VISTA COMPANY v. COLUMBIA PICTURES, INDIANA

United States District Court, Southern District of New York (1989)

Facts

Issue

Holding — Sand, J.

Rule

Reasoning

Deep Dive: How the Court Reached Its Decision

Standing

The court reasoned that the partnerships had standing to assert their claims because the claims were derived from contracts negotiated specifically for the benefit of the individual partners. Under Federal Rule of Civil Procedure 17(a), a party can sue on a contract made for the benefit of another without needing to join that third party. Although the damages sought were tax liabilities incurred by individual partners, the partnerships could properly bring an action given that their claims stemmed from rights conferred by the contracts with Columbia. The court noted that the individual partners were expected to provide their tax returns during discovery, indicating that defendants would not suffer prejudice from this arrangement. This reasoning highlighted the legal principle that partnerships can enforce contractual rights that ultimately benefit their individual members, thereby affirming the plaintiffs' standing to pursue their claims.

Prematurity

Regarding the issue of prematurity, the court found that the plaintiffs could not recover indemnification for tax liabilities that had not yet been paid, as under New York law, an indemnitee must make a primary payment before seeking indemnification. However, the court acknowledged that the plaintiffs had incurred significant litigation expenses while contesting tax issues, which they could seek to recover under the indemnification clause. The plaintiffs argued that even if the indemnity claim was premature concerning tax liabilities, the court should still consider it for judicial economy due to overlapping facts with their breach of contract claim. The court ultimately allowed claims for litigation costs to proceed while dismissing the indemnification claim for tax liabilities not yet incurred. This distinction underscored the court's understanding of the procedural nuances involved in claims for indemnity based on contractual obligations.

Causation

The court evaluated the plaintiffs' ability to demonstrate causation between Columbia's conduct and the substantial tax liabilities incurred. The plaintiffs presented two theories linking Columbia's actions to their tax issues, primarily focusing on how Columbia's conduct influenced the IRS's negotiation stance during settlement discussions. The court accepted as true the allegation that Columbia's actions led the IRS to change its position, which forced the plaintiffs into litigation. The judge emphasized that causation requires showing that the defendant's conduct was a substantial factor in producing the plaintiffs' injury. Given this framework, the court found sufficient allegations of causation to support the plaintiffs' claims, allowing them to proceed despite the complexities surrounding the exact nature of their tax liabilities.

Judicial Estoppel

In addressing the issue of judicial estoppel, the court considered whether plaintiffs' positions taken in the Tax Court would bar their current claims. The defendants contended that plaintiffs had made assertions in the Tax Court inconsistent with their current claims for tax indemnification. The court noted that the application of judicial estoppel required an unequivocal assertion of fact in one proceeding and an intentionally inconsistent assertion in another. However, the court found that the plaintiffs' positions regarding the profit motivation of their investments did not necessarily contradict their current claims for tax indemnification. Since the previous Tax Court proceedings did not definitively settle the issue, the court declined to rule out the plaintiffs' claims on the grounds of judicial estoppel at this stage, allowing them to proceed with their claims.

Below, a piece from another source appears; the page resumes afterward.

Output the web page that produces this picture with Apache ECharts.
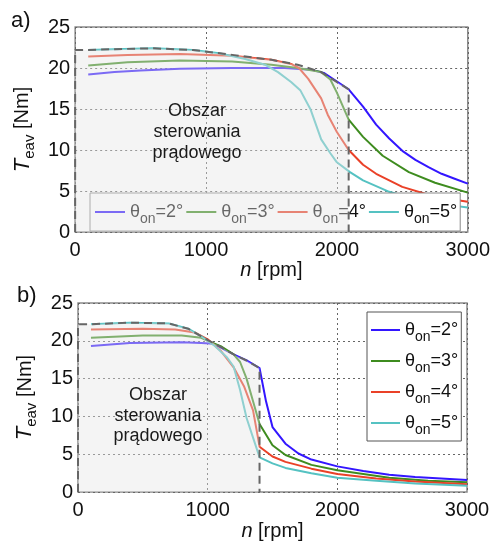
<!DOCTYPE html>
<html>
<head>
<meta charset="utf-8">
<script src="https://cdn.jsdelivr.net/npm/echarts@6/dist/echarts.min.js"></script>
<style>
html, body { margin: 0; padding: 0; background: #fff; }
#main { width: 493px; height: 542px; }
</style>
</head>
<body>
<div id="main"></div>
<script>
// names of the four curves
var names = ["θon=2°", "θon=3°", "θon=4°", "θon=5°"];
var colors = ["#3316ff", "#3e8c1f", "#ea4128", "#55c2c2"];

// a) [n rpm, T Nm]
var a2 = [[100,19.2],[300,19.5],[500,19.7],[800,19.9],[1200,20.0],[1600,20.0],[1800,19.8],[1900,19.4],[2090,17.4],[2200,15.3],[2300,13.1],[2400,11.4],[2500,9.9],[2600,8.8],[2700,7.9],[2800,7.1],[2900,6.5],[3000,5.9]];
var a3 = [[100,20.3],[400,20.7],[800,20.9],[1200,20.8],[1500,20.4],[1700,20.0],[1880,19.5],[1950,18.6],[2000,17.0],[2090,13.7],[2200,11.6],[2350,9.3],[2550,7.3],[2750,6.0],[3000,4.8]];
var a4 = [[100,21.4],[400,21.6],[800,21.7],[1200,21.5],[1500,21.0],[1650,20.5],[1710,20.0],[1780,18.7],[1880,16.3],[1930,14.3],[2000,12.2],[2090,10.0],[2200,8.2],[2300,7.1],[2500,5.5],[2750,4.3],[3000,3.7]];
var a5 = [[100,22.2],[300,22.3],[600,22.4],[900,22.2],[1100,21.8],[1300,21.1],[1450,20.4],[1550,19.5],[1650,18.3],[1720,17.3],[1800,14.9],[1880,11.3],[1950,9.6],[2000,8.5],[2100,7.3],[2200,6.3],[2400,4.9],[2600,4.0],[2800,3.4],[3000,3.0]];
var aZone = [[0,0],[0,22.2],[100,22.2],[300,22.3],[600,22.4],[900,22.2],[1200,21.6],[1500,21.0],[1700,20.4],[1880,19.5],[2090,17.4],[2090,0]];

// b)
var b2 = [[100,19.3],[400,19.7],[800,19.8],[950,19.7],[1050,19.6],[1100,19.1],[1200,18.2],[1300,17.4],[1400,16.4],[1450,12.0],[1500,8.6],[1600,6.4],[1700,5.1],[1800,4.3],[2000,3.4],[2200,2.8],[2400,2.3],[2600,2.0],[2800,1.8],[3000,1.6]];
var b3 = [[100,20.4],[500,20.7],[800,20.7],[950,20.4],[1000,20.0],[1100,19.3],[1200,18.2],[1250,17.2],[1300,15.0],[1350,12.0],[1400,9.0],[1500,6.2],[1600,4.9],[1800,3.6],[2000,2.9],[2200,2.4],[2400,1.9],[2700,1.5],[3000,1.3]];
var b4 = [[100,21.5],[500,21.6],[750,21.5],[900,21.1],[1000,20.2],[1100,18.7],[1200,16.5],[1280,14.0],[1350,10.8],[1390,7.0],[1400,6.0],[1500,4.7],[1600,4.0],[1800,3.1],[2000,2.4],[2300,1.8],[2600,1.4],[3000,1.05]];
var b5 = [[100,22.2],[400,22.4],[700,22.3],[850,21.6],[950,20.6],[1050,19.4],[1150,17.8],[1200,16.6],[1250,13.5],[1300,9.8],[1350,7.2],[1400,4.6],[1500,3.8],[1600,3.2],[1800,2.5],[2000,1.9],[2300,1.5],[2600,1.15],[3000,0.85]];
var bZone = [[0,0],[0,22.2],[100,22.2],[400,22.4],[700,22.3],[850,21.6],[1000,20.1],[1100,19.2],[1200,18.2],[1300,17.4],[1400,16.4],[1400,0]];

var zoneText = "Obszar\nsterowania\nprądowego";

var chart = echarts.init(document.getElementById("main"));

var font = "'Liberation Sans', Arial, sans-serif";
var richSub = {
	t: { fontSize: 18, fontFamily: font, color: "#111", lineHeight: 24 },
	s: { fontSize: 14, fontFamily: font, color: "#111", lineHeight: 12, padding: [14, 0, 0, 0] }
};

function legendFmt(name) {
	return "{t|θ}{s|on}{t|" + name.slice(3) + "}";
}

function xAxis(i) {
	return {
		gridIndex: i, type: "value", min: 0, max: 3000, interval: 1000,
		name: "{i|n} [rpm]", nameLocation: "middle", nameGap: 19,
		nameTextStyle: { fontSize: 20, fontFamily: font, color: "#111",
			rich: { i: { fontSize: 20, fontStyle: "italic", fontFamily: font, color: "#111" } } },
		axisLine: { show: false },
		axisTick: { show: false },
		axisLabel: { fontSize: 20, fontFamily: font, color: "#111", margin: 8,
			formatter: function (v) { return String(v); } },
		splitLine: { show: true, lineStyle: { color: "#666", type: [2, 3], width: 1 } }
	};
}
function yAxis(i) {
	return {
		gridIndex: i, type: "value", min: 0, max: 25, interval: 5,
		name: "{i|T}{s|eav} [Nm]", nameLocation: "middle", nameGap: 37,
		nameTextStyle: { fontSize: 20, fontFamily: font, color: "#111",
			rich: {
				i: { fontSize: 22, fontStyle: "italic", fontFamily: font, color: "#111", lineHeight: 24 },
				s: { fontSize: 15, fontFamily: font, color: "#111", lineHeight: 12, padding: [14, 0, 0, 0] }
			} },
		axisLine: { show: false },
		axisTick: { show: false },
		axisLabel: { fontSize: 20, fontFamily: font, color: "#111", margin: 5 },
		splitLine: { show: true, lineStyle: { color: "#666", type: [2, 3], width: 1 } }
	};
}

function curves(data, i) {
	return data.map(function (d, k) {
		return {
			name: names[k], type: "line", xAxisIndex: i, yAxisIndex: i,
			data: d, symbol: "none", z: 3,
			lineStyle: { color: colors[k], width: 2 }, itemStyle: { color: colors[k] }
		};
	});
}
function zone(d, i) {
	return {
		name: "zone" + i, type: "line", xAxisIndex: i, yAxisIndex: i, data: d,
		symbol: "none", silent: true, z: 10,
		lineStyle: { color: "#666", width: 2, type: [8, 5] },
		areaStyle: { color: "rgba(228,228,228,0.58)", origin: 0 }
	};
}

var series = []
	.concat(curves([a2, a3, a4, a5], 0))
	.concat(curves([b2, b3, b4, b5], 1))
	.concat([zone(aZone, 0), zone(bZone, 1)]);

option = {
	animation: false,
	backgroundColor: "#fff",
	grid: [
		{ left: 73, top: 27, width: 399, height: 205, show: true, borderColor: "#8a8a8a", borderWidth: 1.5 },
		{ left: 78, top: 303, width: 389, height: 195, show: true, borderColor: "#8a8a8a", borderWidth: 1.5 }
	],
	xAxis: [xAxis(0), xAxis(1)],
	yAxis: [yAxis(0), yAxis(1)],
	legend: [
		{
			data: names, orient: "horizontal", left: 90, top: 193,
			icon: "rect", itemWidth: 30, itemHeight: 2, itemGap: 3, padding: [5, 3, 5, 5],
			backgroundColor: "#fff", borderColor: "#888", borderWidth: 1, z: 4,
			formatter: legendFmt, textStyle: { rich: richSub }
		},
		{
			data: names, orient: "vertical", left: 367, top: 312,
			icon: "rect", itemWidth: 29, itemHeight: 2, itemGap: 3, padding: [4, 3, 4, 4],
			backgroundColor: "#fff", borderColor: "#555", borderWidth: 1, z: 4,
			formatter: legendFmt, textStyle: { rich: richSub }
		}
	],
	graphic: [
		{ type: "text", left: 11, top: 10, z: 20, style: { text: "a)", fontSize: 22, fontFamily: font, fill: "#111" } },
		{ type: "text", left: 17, top: 285, z: 20, style: { text: "b)", fontSize: 22, fontFamily: font, fill: "#111" } },
		{ type: "text", x: 197, y: 101, z: 20, style: { text: zoneText, fontSize: 18, fontFamily: font, fill: "#1a1a1a", align: "center", lineHeight: 21 } },
		{ type: "text", x: 158, y: 385, z: 20, style: { text: zoneText, fontSize: 18, fontFamily: font, fill: "#1a1a1a", align: "center", lineHeight: 20.5 } }
	],
	series: series
};
chart.setOption(option);
window.addEventListener("resize", chart.resize);
</script>
</body>
</html>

Fraud and Negligence Claims

The court dismissed the plaintiffs' fraud claims on the basis that they were redundant and closely related to their breach of contract claims. Under New York law, a claim for fraud must involve a duty independent of the contractual obligations, which the plaintiffs failed to establish. The negligence claim was similarly dismissed because it arose from the same conduct that constituted a breach of contract, lacking an independent legal duty. The court clarified that allegations of intentional misrepresentation or concealment could not transform a breach of contract claim into a fraud claim. This delineation illustrated the court's commitment to maintaining clear boundaries between contract law and tort claims, emphasizing the necessity for distinct legal duties to support tort actions.